Sí, en Milton uno comprende el mal y su pasión creadora: el mal engendra libertad. Pero son ideas. En Shakespeare son personas y actúan por algo más que una voluntad razonadora: es una naturaleza que no puede ser traicionada. No es el mal utilitario, cuyo uso lleva a ganancias y ventajas. Es esa otra forma del mal que fatalmente se lleva a cabo porque el sujeto no es capaz de habitarse de otro modo.

“Pues el día en que mis actos manifiesten / la índole y verdad de mi ánimo /en exterior correspondencia, ya verás / qué pronto llevo el corazón en la mano / para que piquen los bobos. ¡Yo no soy el que soy!” (I, 1. En traducción de A.L. Pujante)

“Yo sé quién soy”, dice el borracho. Y uno creería que es idiota quien cree conocerse a sí mismo. Pero Shakespeare supo que esa era la residencia del mal radical. Es raro que los fans de las paranoias del poder (los nietzscheanos, los foucaultianos y demás yerbas) suelan ser lejanos a Shakespeare. Yago, Edmundo (Rey Lear), Ricardo III, el duque de Viena (Medida por medida) y hasta Bruto (Julio César) comparten esa característica espeluznante: no sólo afirman saber quiénes son ellos sino, peor, están seguros de saber quién es el otro. Todos manifiestan un acusado desprecio por la naturaleza humana.
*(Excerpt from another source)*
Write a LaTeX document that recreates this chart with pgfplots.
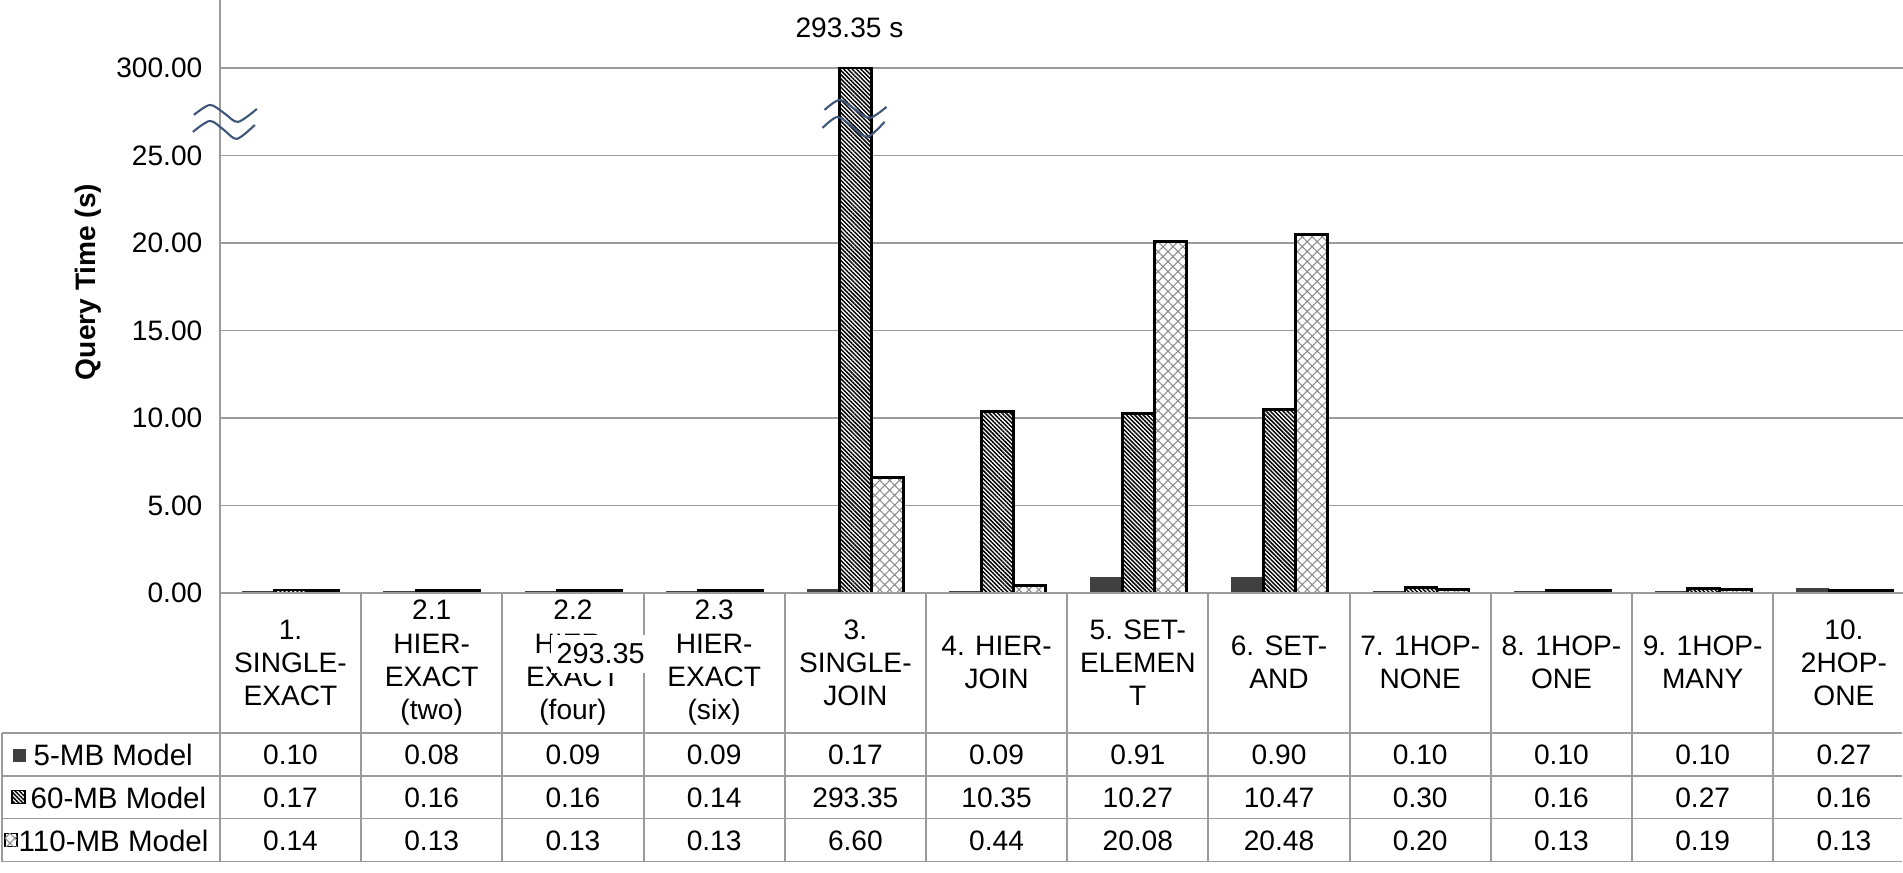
\documentclass[border=0pt]{standalone}
\usepackage{fontspec}
\setmainfont{Liberation Sans}
\usepackage{pgfplots}
\pgfplotsset{compat=1.18}
\usepackage{pgfplotstable}
\usetikzlibrary{patterns.meta}

\definecolor{gridgray}{RGB}{155,155,155}
\definecolor{breakblue}{RGB}{62,86,122}
\definecolor{darkbar}{RGB}{64,64,64}

\tikzset{
  stripes/.style={fill=white, postaction={pattern={Lines[angle=-45,distance=0.85pt,line width=0.42pt]}}},
  cross/.style={fill=white, postaction={pattern={Hatch[angle=45,distance=2pt,line width=0.3pt]}, pattern color=black!45}},
  cell/.style={font=\fontsize{8}{9.4}\selectfont},
}

% query times (s): 5-MB, 60-MB, 110-MB model
\pgfplotstableread{
x a b c
0 0.10 0.17 0.14
1 0.08 0.16 0.13
2 0.09 0.16 0.13
3 0.09 0.14 0.13
4 0.17 293.35 6.60
5 0.09 10.35 0.44
6 0.91 10.27 20.08
7 0.90 10.47 20.48
8 0.10 0.30 0.20
9 0.10 0.16 0.13
10 0.10 0.27 0.19
11 0.27 0.16 0.13
}\data

\begin{document}
\begin{tikzpicture}
\path[use as bounding box] (0,0) rectangle (19.03cm,-8.73cm);
\clip (0,0) rectangle (19.03cm,-8.73cm);

\begin{axis}[
  at={(2.2cm,-5.93cm)}, anchor=south west,
  scale only axis, width=16.83cm, height=5.93cm,
  xmin=-0.5, xmax=11.411, ymin=0, ymax=33.886,
  axis line style={draw=none},
  xtick=\empty,
  ytick={0,5,10,15,20,25,30},
  yticklabels={0.00,5.00,10.00,15.00,20.00,25.00,300.00},
  yticklabel style={font=\fontsize{8}{10}\selectfont, inner sep=0pt, xshift=-1.7mm},
  major tick length=0pt,
  ymajorgrids,
  major grid style={gridgray, line width=0.55pt},
  ybar=0pt, bar width=3.2mm,
  clip=true,
]
\addplot[draw=darkbar, fill=darkbar, line width=0.3pt] table[x=x,y=a]{\data};
\addplot[draw=black, line width=0.8pt, stripes, y filter/.expression={min(y,30)}] table[x=x,y=b]{\data};
\addplot[draw=black, line width=0.8pt, cross] table[x=x,y=c]{\data};
\end{axis}

\begin{scope}[x=0.01cm, y=-0.01cm]
  % axis line and table grid
  \draw[gridgray, line width=0.55pt] (220,0) -- (220,862);
  \foreach \k in {1,...,12}
    \draw[gridgray, line width=0.55pt] ({220+141.3*\k},593) -- ({220+141.3*\k},862);
  \draw[gridgray, line width=0.55pt] (2,733) -- (2,862);
  \draw[gridgray, line width=0.55pt] (220,593) -- (1903,593);
  \foreach \yy in {733,776,819,862}
    \draw[gridgray, line width=0.55pt] (2,\yy) -- (1903,\yy);

  % category headers
  \foreach \k/\lab in {0/{1.\\SINGLE-\\EXACT},
                       1/{2.1\\HIER-\\EXACT\\(two)},
                       2/{2.2\\HIER-\\EXACT\\(four)},
                       3/{2.3\\HIER-\\EXACT\\(six)},
                       4/{3.\\SINGLE-\\JOIN},
                       5/{4. HIER-\\JOIN},
                       6/{5. SET-\\ELEMEN\\T},
                       7/{6. SET-\\AND},
                       8/{7. 1HOP-\\NONE},
                       9/{8. 1HOP-\\ONE},
                       10/{9. 1HOP-\\MANY},
                       11/{10.\\2HOP-\\ONE}}
    \node[align=center, inner sep=0pt, cell] at ({220+141.3*(\k+0.5)},663) {\lab};

  % values
  \foreach \k in {0,...,11}{
    \pgfplotstablegetelem{\k}{a}\of\data
    \node[cell] at ({220+141.3*(\k+0.5)},755) {\pgfplotsretval};
    \pgfplotstablegetelem{\k}{b}\of\data
    \node[cell] at ({220+141.3*(\k+0.5)},798) {\pgfplotsretval};
    \pgfplotstablegetelem{\k}{c}\of\data
    \node[cell] at ({220+141.3*(\k+0.5)},841) {\pgfplotsretval};
  }

  % legend keys
  \fill[darkbar] (13,749) rectangle (26,762);
  \node[anchor=west, inner sep=0pt, font=\fontsize{8.4}{10}\selectfont] at (33,755) {5-MB Model};
  \draw[black, line width=0.5pt, stripes] (12,791) rectangle (25,804);
  \node[anchor=west, inner sep=0pt, font=\fontsize{8.4}{10}\selectfont] at (30,798) {60-MB Model};
  \draw[black, line width=0.5pt, cross] (5,834) rectangle (17,847);
  \node[anchor=west, inner sep=0pt, font=\fontsize{8.4}{10}\selectfont] at (18,841) {110-MB Model};

  % misplaced data label in the original
  \node[fill=white, inner xsep=1.5pt, inner ysep=2.5pt, font=\fontsize{8.2}{9}\selectfont] at (601,654) {293.35};

  % annotations
  \node[font=\fontsize{8}{9}\selectfont] at (850,28) {293.35 s};
  \node[rotate=90, font=\fontsize{8}{10}\selectfont\bfseries] at (88,282) {Query Time (s)};

  % axis break marks
  \draw[breakblue, line width=0.6pt] plot[smooth] coordinates {(194,115) (210,105) (224,113) (238,122) (257,109)};
  \draw[breakblue, line width=0.6pt] plot[smooth] coordinates {(193,132) (210,121) (224,130) (237,139) (255,125)};
  \draw[breakblue, line width=0.6pt] plot[smooth] coordinates {(825,110) (840,100) (855,109) (870,118) (887,107)};
  \draw[breakblue, line width=0.6pt] plot[smooth] coordinates {(823,128) (838,117) (853,127) (868,137) (885,122)};
\end{scope}
\end{tikzpicture}
\end{document}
Ellos saben, conocen; por lo tanto, calculan y manipulan los modos de pensar, de actuar, las pasiones y resortes de la gente y de su interlocutor: “son lo que son”. Es una concepción miserable del prójimo. Pero aciertan. Son poderosos porque desprecian al otro; les hablan como a menores de edad, les indican qué pensar y cómo juzgar, y obtienen obediencia. ¿Cómo no confirmar su “conocimiento”? Para eso da el poder: para gobernar y manipular las voluntades de tanto tonto de buena fe.